* [AVAILABLE DATA]:
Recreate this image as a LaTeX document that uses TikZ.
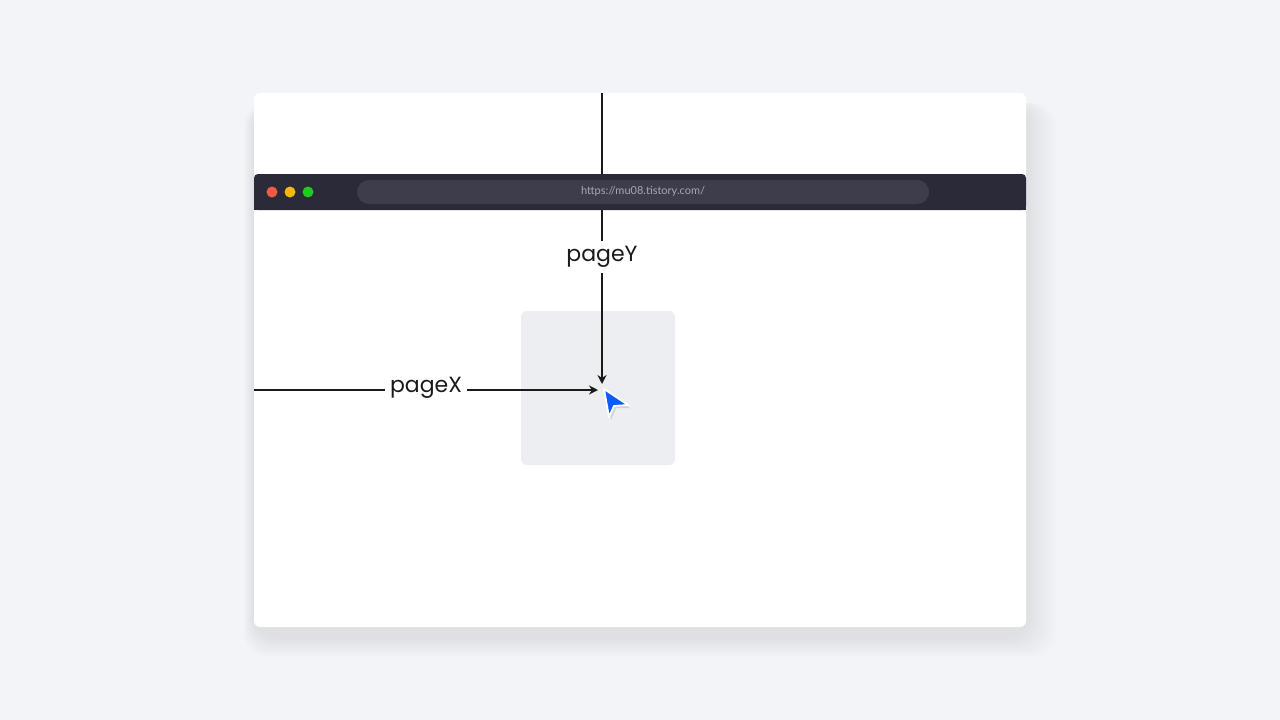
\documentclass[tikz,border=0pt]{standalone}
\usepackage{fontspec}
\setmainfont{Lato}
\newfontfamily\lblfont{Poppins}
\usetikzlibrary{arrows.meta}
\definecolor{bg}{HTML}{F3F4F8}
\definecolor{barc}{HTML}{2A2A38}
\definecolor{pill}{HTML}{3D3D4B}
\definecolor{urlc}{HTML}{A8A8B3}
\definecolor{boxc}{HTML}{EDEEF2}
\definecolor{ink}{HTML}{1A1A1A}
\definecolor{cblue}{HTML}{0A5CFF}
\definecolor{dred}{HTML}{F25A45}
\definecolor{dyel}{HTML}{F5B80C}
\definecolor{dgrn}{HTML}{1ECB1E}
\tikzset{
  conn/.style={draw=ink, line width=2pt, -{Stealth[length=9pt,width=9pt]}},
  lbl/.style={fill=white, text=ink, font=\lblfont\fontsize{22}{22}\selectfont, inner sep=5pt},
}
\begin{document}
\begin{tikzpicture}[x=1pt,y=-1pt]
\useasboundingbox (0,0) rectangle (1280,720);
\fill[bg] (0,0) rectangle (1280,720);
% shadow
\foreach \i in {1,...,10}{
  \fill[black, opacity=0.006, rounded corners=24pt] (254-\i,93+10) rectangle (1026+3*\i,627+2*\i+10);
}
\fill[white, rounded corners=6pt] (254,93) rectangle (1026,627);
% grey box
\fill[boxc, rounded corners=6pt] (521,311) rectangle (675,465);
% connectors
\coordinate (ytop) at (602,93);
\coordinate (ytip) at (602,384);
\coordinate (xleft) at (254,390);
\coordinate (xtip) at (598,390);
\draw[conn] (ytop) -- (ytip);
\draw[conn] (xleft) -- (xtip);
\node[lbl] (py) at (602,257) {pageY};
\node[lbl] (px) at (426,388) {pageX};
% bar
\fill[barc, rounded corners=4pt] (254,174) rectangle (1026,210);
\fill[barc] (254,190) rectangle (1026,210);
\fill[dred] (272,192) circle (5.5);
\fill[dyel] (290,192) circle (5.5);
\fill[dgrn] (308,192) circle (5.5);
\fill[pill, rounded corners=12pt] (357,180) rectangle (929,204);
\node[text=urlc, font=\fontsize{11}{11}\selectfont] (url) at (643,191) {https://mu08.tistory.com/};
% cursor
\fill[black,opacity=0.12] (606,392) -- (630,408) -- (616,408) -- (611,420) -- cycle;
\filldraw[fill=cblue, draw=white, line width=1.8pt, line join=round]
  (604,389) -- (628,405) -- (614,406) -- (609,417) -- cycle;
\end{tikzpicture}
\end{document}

* [WORK INSTRUCTIONS]: Write out the listing above exactly as it stands, pictures excluded.

* [ANSWER TO THIS PROBLEM]:
Recreate this image as a LaTeX document that uses TikZ.
\documentclass[tikz,border=0pt]{standalone}
\usepackage{fontspec}
\setmainfont{Lato}
\newfontfamily\lblfont{Poppins}
\usetikzlibrary{arrows.meta}
\definecolor{bg}{HTML}{F3F4F8}
\definecolor{barc}{HTML}{2A2A38}
\definecolor{pill}{HTML}{3D3D4B}
\definecolor{urlc}{HTML}{A8A8B3}
\definecolor{boxc}{HTML}{EDEEF2}
\definecolor{ink}{HTML}{1A1A1A}
\definecolor{cblue}{HTML}{0A5CFF}
\definecolor{dred}{HTML}{F25A45}
\definecolor{dyel}{HTML}{F5B80C}
\definecolor{dgrn}{HTML}{1ECB1E}
\tikzset{
  conn/.style={draw=ink, line width=2pt, -{Stealth[length=9pt,width=9pt]}},
  lbl/.style={fill=white, text=ink, font=\lblfont\fontsize{22}{22}\selectfont, inner sep=5pt},
}
\begin{document}
\begin{tikzpicture}[x=1pt,y=-1pt]
\useasboundingbox (0,0) rectangle (1280,720);
\fill[bg] (0,0) rectangle (1280,720);
% shadow
\foreach \i in {1,...,10}{
  \fill[black, opacity=0.006, rounded corners=24pt] (254-\i,93+10) rectangle (1026+3*\i,627+2*\i+10);
}
\fill[white, rounded corners=6pt] (254,93) rectangle (1026,627);
% grey box
\fill[boxc, rounded corners=6pt] (521,311) rectangle (675,465);
% connectors
\coordinate (ytop) at (602,93);
\coordinate (ytip) at (602,384);
\coordinate (xleft) at (254,390);
\coordinate (xtip) at (598,390);
\draw[conn] (ytop) -- (ytip);
\draw[conn] (xleft) -- (xtip);
\node[lbl] (py) at (602,257) {pageY};
\node[lbl] (px) at (426,388) {pageX};
% bar
\fill[barc, rounded corners=4pt] (254,174) rectangle (1026,210);
\fill[barc] (254,190) rectangle (1026,210);
\fill[dred] (272,192) circle (5.5);
\fill[dyel] (290,192) circle (5.5);
\fill[dgrn] (308,192) circle (5.5);
\fill[pill, rounded corners=12pt] (357,180) rectangle (929,204);
\node[text=urlc, font=\fontsize{11}{11}\selectfont] (url) at (643,191) {https://mu08.tistory.com/};
% cursor
\fill[black,opacity=0.12] (606,392) -- (630,408) -- (616,408) -- (611,420) -- cycle;
\filldraw[fill=cblue, draw=white, line width=1.8pt, line join=round]
  (604,389) -- (628,405) -- (614,406) -- (609,417) -- cycle;
\end{tikzpicture}
\end{document}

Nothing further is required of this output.